CITYSIDE ARCHIVES, LIMITED v. WEISS

United States District Court, Southern District of New York (2020)

Facts

Issue

Holding — Woods, J.

Rule

Reasoning

Deep Dive: How the Court Reached Its Decision

Court's Reasoning on Subrogation

The court reasoned that the estate had adequately pleaded a subrogation claim, which is an equitable principle allowing a party who pays a debt for another to seek reimbursement. The court noted that the key issue was whether Weiss was considered a primary obligor or merely a surety under the terms of the guaranty. The court highlighted that under New York law, a party designated as a primary obligor generally does not have subrogation rights against the principal debtor. However, the court referenced the New York Court of Appeals' decision in Meltzer, which established that the language of the contract alone does not determine the relationship between the parties; rather, the substance of the transaction must be examined. Since the determination of Weiss's status could not be resolved at the motion to dismiss stage, the court allowed the subrogation claim to proceed. The court concluded that Third-Party Defendants' arguments, which relied on the language of the guaranty to deny the estate's claim, were insufficient and did not align with the principles established in Meltzer.

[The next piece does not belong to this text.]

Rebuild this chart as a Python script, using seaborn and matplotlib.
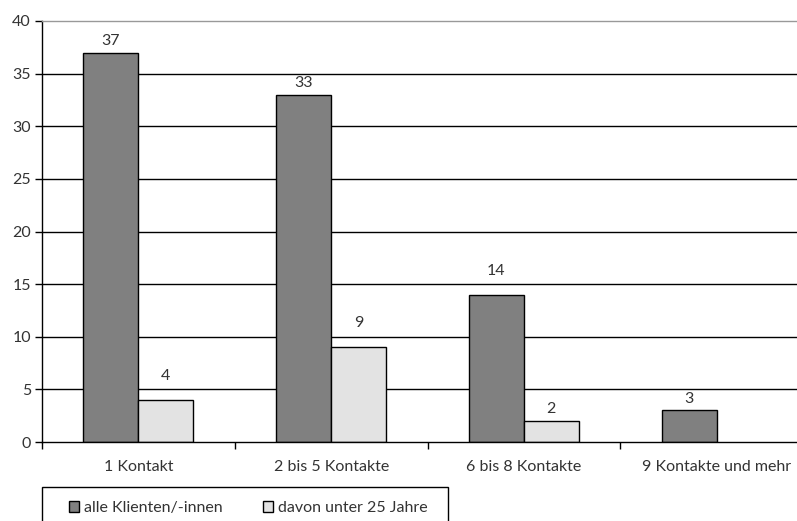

Court's Reasoning on Indemnification

The court determined that the estate's indemnification claim was foreclosed by the explicit terms of the guaranty, which designated Weiss as a primary obligor. The court explained that under New York law, indemnification typically applies when one party is held liable for the wrongdoing of another party. In this case, however, the estate was not asserting that Third-Party Defendants committed a tort but rather that they breached a contract with Cityside. The court emphasized that since the guaranty made Weiss a primary obligor, he and the Milberg Defendants shared the same liability to Cityside. The court noted that to allow the estate to pursue an indemnification claim would contradict the clear and unambiguous terms of the guaranty. Consequently, the court dismissed the indemnification claim, stressing the importance of adhering to the written agreement's language and the principle that courts should not rewrite contracts under the guise of interpretation.

Court's Reasoning on Fraudulent Conveyance

The court found that the estate had adequately pleaded its claims for fraudulent conveyance based on its standing as a creditor of Milberg. The court explained that for a fraudulent conveyance claim to be valid, the claimant must demonstrate that they are a creditor of the transferor. The Third-Party Defendants contended that the estate was not a creditor, but this argument hinged on the court dismissing the estate's subrogation and indemnification claims. Since the court had already ruled that the estate's subrogation claim could proceed, the estate was considered a creditor under New York law, which defines a creditor as someone with any claim against the debtor. Thus, the court concluded that the estate had standing to pursue its fraudulent conveyance claims, and the Third-Party Defendants' argument was insufficient to warrant dismissal.